Se você quer mesmo saber o que me impede de tentar isso de novo, a explicação é muito simples: Eu estava lá.
Eu estava lá. Eu ouvi tudo o que você disse. Cada frase dura que você repetia enquanto me via desmoronar. Eu me lembro do seu olhar opaco, do seu timbre todo formal, da sua face pálida, da sua testa franzida, das mãos frias segurando o meu rosto.
Eu estava lá. Eu vi sua expressão, nela só havia um misto de pena e indiferença, não havia nada do amor, não havia nada da paixão, nada havia nada. Eu estava lá e por instantes duvidei do que saía facilmente daqueles lábios que até então só tentavam me roubar mais um beijo antes das nossas breves despedidas.
Eu estava lá e pensei que você estava fora de si, que tinha usado alguma substância alucinógena ou que tinha enlouquecido de vez. Não. Você foi bem claro, e frio, e cruel. Não demonstrou o mínimo da consideração que eu achei, inocentemente, que tinha conquistado até ali. Eu estava lá na noite após a conversa final e em todas as seguintes.

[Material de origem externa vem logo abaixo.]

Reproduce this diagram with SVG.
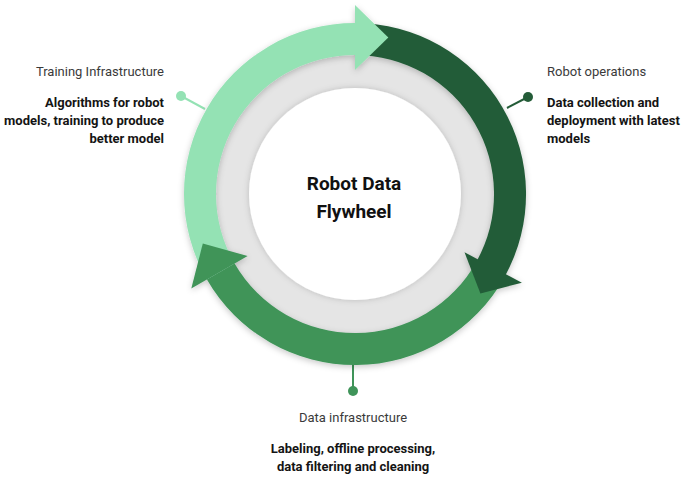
<svg xmlns="http://www.w3.org/2000/svg" width="685" height="478" viewBox="0 0 685 478">
<defs>
<filter id="sh" x="-20%" y="-20%" width="140%" height="140%">
<feDropShadow dx="0" dy="2" stdDeviation="3" flood-color="#000" flood-opacity="0.22"/>
</filter>
<filter id="sh2" x="-20%" y="-20%" width="140%" height="140%">
<feDropShadow dx="0" dy="0" stdDeviation="3" flood-color="#000" flood-opacity="0.18"/>
</filter>
</defs>
<style>
.t{font-family:Roboto,"Liberation Sans",sans-serif;font-size:13px;fill:#3a3a3a}
.b{font-family:Roboto,"Liberation Sans",sans-serif;font-size:13px;font-weight:bold;fill:#141414}
.c{font-family:Roboto,"Liberation Sans",sans-serif;font-size:19px;font-weight:bold;fill:#111}
.light{fill:#94E2B4}
.dark{fill:#245C38}
.mid{fill:#3F9459}
</style>
<rect width="685" height="478" fill="#fff"/>
<g id="hub">
<circle cx="355" cy="194" r="150" fill="#E5E5E5"/>
<circle cx="355" cy="194" r="106" fill="#fff" filter="url(#sh2)"/>
</g>
<g id="connectors">
<line x1="205" y1="109" x2="181" y2="96" stroke="#94E2B4" stroke-width="2"/>
<circle cx="181" cy="96" r="5" class="light"/>
<line x1="507" y1="108" x2="528" y2="97" stroke="#245C38" stroke-width="2"/>
<circle cx="528" cy="97" r="5" class="dark"/>
<line x1="353" y1="362" x2="353" y2="390" stroke="#3F9459" stroke-width="2"/>
<circle cx="353" cy="391" r="5" class="mid"/>
</g>
<g filter="url(#sh)">
<g id="training-body"><path class="light" d="M206.9,279.5 A171,171 0 0 1 355,23 L355,55 A139,139 0 0 0 234.6,263.5 Z"/></g>
<g id="operations-body"><path class="dark" d="M355,23 A171,171 0 0 1 504.6,276.9 L476.6,261.4 A139,139 0 0 0 355,55 Z"/></g>
<g id="data-body"><path class="mid" d="M504.6,276.9 A171,171 0 0 1 206.9,279.5 L234.6,263.5 A139,139 0 0 0 476.6,261.4 Z"/></g>
<g id="training-head"><polygon class="light" points="355,5 388.3,37.5 355,70"/></g>
<g id="operations-head"><polygon class="dark" points="521.9,282.7 480.4,293.4 464.5,252.2"/></g>
<g id="data-head"><polygon class="mid" points="191.3,288.5 202.8,243.4 247.6,256"/></g>
</g>
<g id="center">
<text class="c" x="354" y="190" text-anchor="middle">Robot Data</text>
<text class="c" x="354" y="218" text-anchor="middle">Flywheel</text>
</g>
<g id="training">
<text class="t" x="164" y="76" text-anchor="end">Training Infrastructure</text>
<text class="b" x="164" y="107" text-anchor="end">Algorithms for robot</text>
<text class="b" x="164" y="125" text-anchor="end">models, training to produce</text>
<text class="b" x="164" y="143" text-anchor="end">better model</text>
</g>
<g id="operations">
<text class="t" x="547" y="76">Robot operations</text>
<text class="b" x="547" y="107">Data collection and</text>
<text class="b" x="547" y="125">deployment with latest</text>
<text class="b" x="547" y="143">models</text>
</g>
<g id="data">
<text class="t" x="353" y="422" text-anchor="middle">Data infrastructure</text>
<text class="b" x="353" y="453" text-anchor="middle">Labeling, offline processing,</text>
<text class="b" x="353" y="471" text-anchor="middle">data filtering and cleaning</text>
</g>
</svg>
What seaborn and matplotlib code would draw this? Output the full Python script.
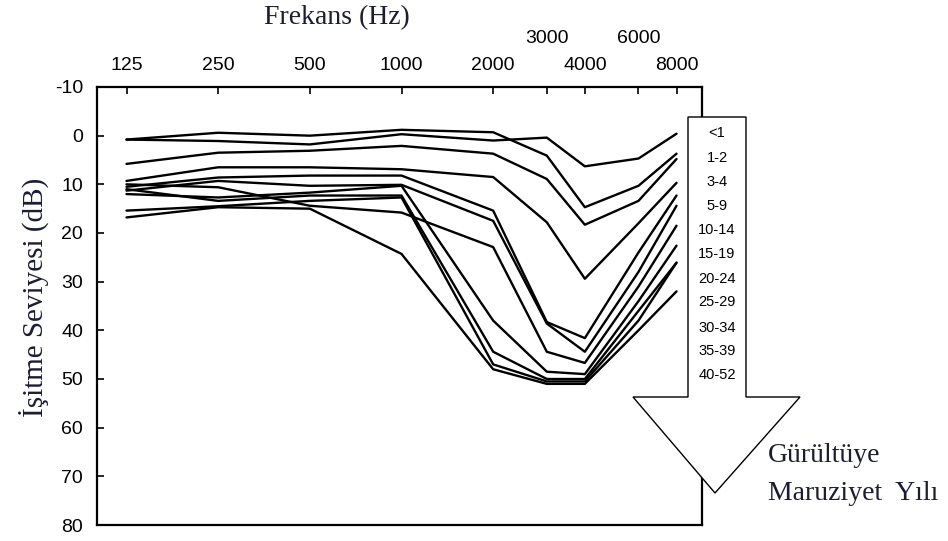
import matplotlib
matplotlib.use("Agg")
import matplotlib.pyplot as plt
from matplotlib.patches import Polygon
from matplotlib.ticker import NullLocator
import seaborn as sns
import pandas as pd

# ---------------- data ----------------
freqs = [125, 250, 500, 1000, 2000, 3000, 4000, 6000, 8000]
freq_labels = ["125", "250", "500", "1000", "2000", "3000", "4000", "6000", "8000"]
groups = ["<1", "1-2", "3-4", "5-9", "10-14", "15-19", "20-24", "25-29", "30-34", "35-39", "40-52"]

g_lt1 = [0.8, 1.1, 1.8, -0.3, 1.0, 0.4, 6.3, 4.7, -0.4]
g_1_2 = [0.8, -0.6, 0.0, -1.2, -0.7, 4.1, 14.7, 10.3, 3.7]
g_3_4 = [5.8, 3.5, 3.1, 2.1, 3.7, 8.9, 18.3, 13.4, 4.8]
g_5_9 = [9.3, 6.5, 6.5, 6.9, 8.5, 17.8, 29.4, 18.0, 9.7]
g_10_14 = [10.5, 8.6, 8.2, 8.2, 15.4, 38.3, 41.6, 24.0, 12.3]
g_15_19 = [11.3, 9.3, 10.3, 10.1, 17.5, 38.6, 44.4, 28.0, 14.4]
g_20_24 = [10.0, 10.6, 14.4, 15.8, 22.9, 44.4, 46.7, 31.0, 18.5]
g_25_29 = [12.0, 12.7, 11.7, 10.3, 38.0, 48.5, 49.0, 34.0, 22.6]
g_30_34 = [11.0, 13.4, 12.3, 12.3, 44.4, 50.0, 50.0, 36.0, 26.1]
g_35_39 = [15.4, 14.5, 13.4, 12.7, 47.0, 50.5, 50.5, 38.0, 26.1]
g_40_52 = [16.8, 14.7, 15.0, 24.3, 48.0, 51.0, 51.0, 40.0, 32.0]

series = [g_lt1, g_1_2, g_3_4, g_5_9, g_10_14, g_15_19, g_20_24,
          g_25_29, g_30_34, g_35_39, g_40_52]

yticks = [-10, 0, 10, 20, 30, 40, 50, 60, 70, 80]

rows = []
for g, vals in zip(groups, series):
    for f, v in zip(freqs, vals):
        rows.append({"freq": f, "db": v, "group": g})
df = pd.DataFrame(rows)

# ---------------- style ----------------
sns.set_theme(style="ticks")
plt.rcParams["font.family"] = ["Liberation Sans", "DejaVu Sans"]

W, H = 948, 541
fig = plt.figure(figsize=(W / 100, H / 100), dpi=100)
ax = fig.add_axes([97 / W, 16 / H, 605 / W, 438 / H])

sns.lineplot(data=df, x="freq", y="db", hue="group", hue_order=groups,
             palette=["black"] * len(groups), legend=False, errorbar=None,
             linewidth=1.7, ax=ax)

ax.set_xscale("log")
ax.set_xlim(100, 9700)
ax.set_ylim(80, -10)
ax.set_yticks(yticks)
ax.set_yticklabels([str(t) for t in yticks])
ax.xaxis.tick_top()
ax.set_xticks(freqs)
ax.set_xticklabels(freq_labels)
ax.xaxis.set_minor_locator(NullLocator())
ax.set_xlabel("")
ax.set_ylabel("")

ax.tick_params(axis="both", direction="in", length=5, width=1.2,
               colors="black", labelsize=14)
ax.tick_params(axis="y", pad=10)
ax.tick_params(axis="x", pad=9)
for t, lab in zip(ax.xaxis.get_major_ticks(), freq_labels):
    if lab in ("3000", "6000"):
        t.set_pad(29)

for s in ax.spines.values():
    s.set_linewidth(1.6)
    s.set_color("black")

serif = ["Liberation Serif", "DejaVu Serif"]
tcol = "#1c1c33"
fig.text(337 / W, 1 - 18 / H, "Frekans (Hz)", ha="center", va="center",
         family=serif, fontsize=20, color=tcol)
fig.text(34 / W, 1 - 297 / H, "İşitme Seviyesi (dB)", ha="center", va="center",
         rotation=90, family=serif, fontsize=21, color=tcol)

# arrow with the exposure-year labels
pts = [(688, 117), (746, 117), (746, 397), (800, 397), (715, 493),
       (633, 397), (688, 397)]
arrow = Polygon([(x / W, 1 - y / H) for x, y in pts], closed=True,
                transform=fig.transFigure, facecolor="white",
                edgecolor="black", linewidth=1.0, zorder=5)
fig.add_artist(arrow)

label_y = [133, 158, 182, 206, 230, 254, 279, 302, 328, 351, 375]
for g, y in zip(groups, label_y):
    fig.text(717 / W, 1 - y / H, g, ha="center", va="center",
             fontsize=10.5, color="black", zorder=6)

fig.text(768 / W, 1 - 455 / H, "Gürültüye", ha="left", va="center",
         family=serif, fontsize=20, color=tcol, zorder=6)
fig.text(768 / W, 1 - 493 / H, "Maruziyet  Yılı", ha="left", va="center",
         family=serif, fontsize=20, color=tcol, zorder=6)

fig.savefig("out.png", dpi=100)
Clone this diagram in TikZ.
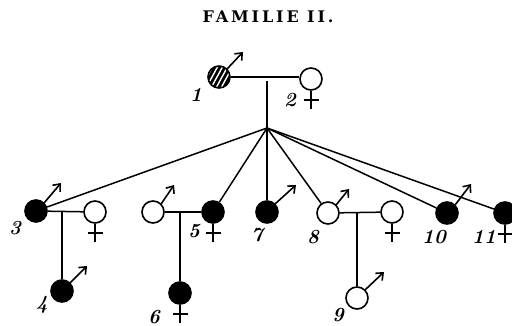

Eu estava lá na insônia, na falta de concentração na aula, no travesseiro molhado, na caixa de chocolate devorada, no rosto borrado, nos copos a mais, nos pratos a menos, nos quilos perdidos, nas várias recusas aos convites interessantes e no pensamento recorrente que vivia a buscar uma explicação pra isso tudo.
Eu estava lá em cada minuto que eu olhava para tela do celular esperando que alguma mensagem ou ligação surgisse, nos eventos em que me perguntaram “por que ele não veio?”, quando meus amigos diziam que logo você se arrependeria e nas cenas que passavam como um filme na minha cabeça e que insistiam em só mostrar a melhor parte de nós.
Eu também estava lá quando notei que uma pessoa que se mostra feliz sem mim, não merece o meu luto, quando passei a pensar cada vez menos em você e quando os momentos de riso superaram os de saudade. Eu estava lá quando aprendi que uma vida sozinha pode ser tão bonita quanto uma vida a dois, quando me permiti fazer coisas diferentes e conhecer pessoas novas e quando compreendi que você era só mais um cara que aparece pra gente ver o que não quer.
É por isso que eu não volto. Por favor, entenda. Eu fui sem vontade, sim. Mas enquanto eu ia, me encontrei e agora, cara, só ando pra frente. Que fique bem claro que não é por orgulho, medo ou alguma vingancinha besta. Eu já passei dessa fase faz tempo. É que eu estava lá, você não. E embora eu acredite em todo esse seu arrependimento, é muito tarde. Você me deixou sozinha e eu descobri que me viro melhor sem você.
Você está errado quando diz que eu estou desistindo do amanhã que a gente tanto planejou. Ainda imagino o futuro, só que agora é um pouco diferente: Eu estou lá, você não.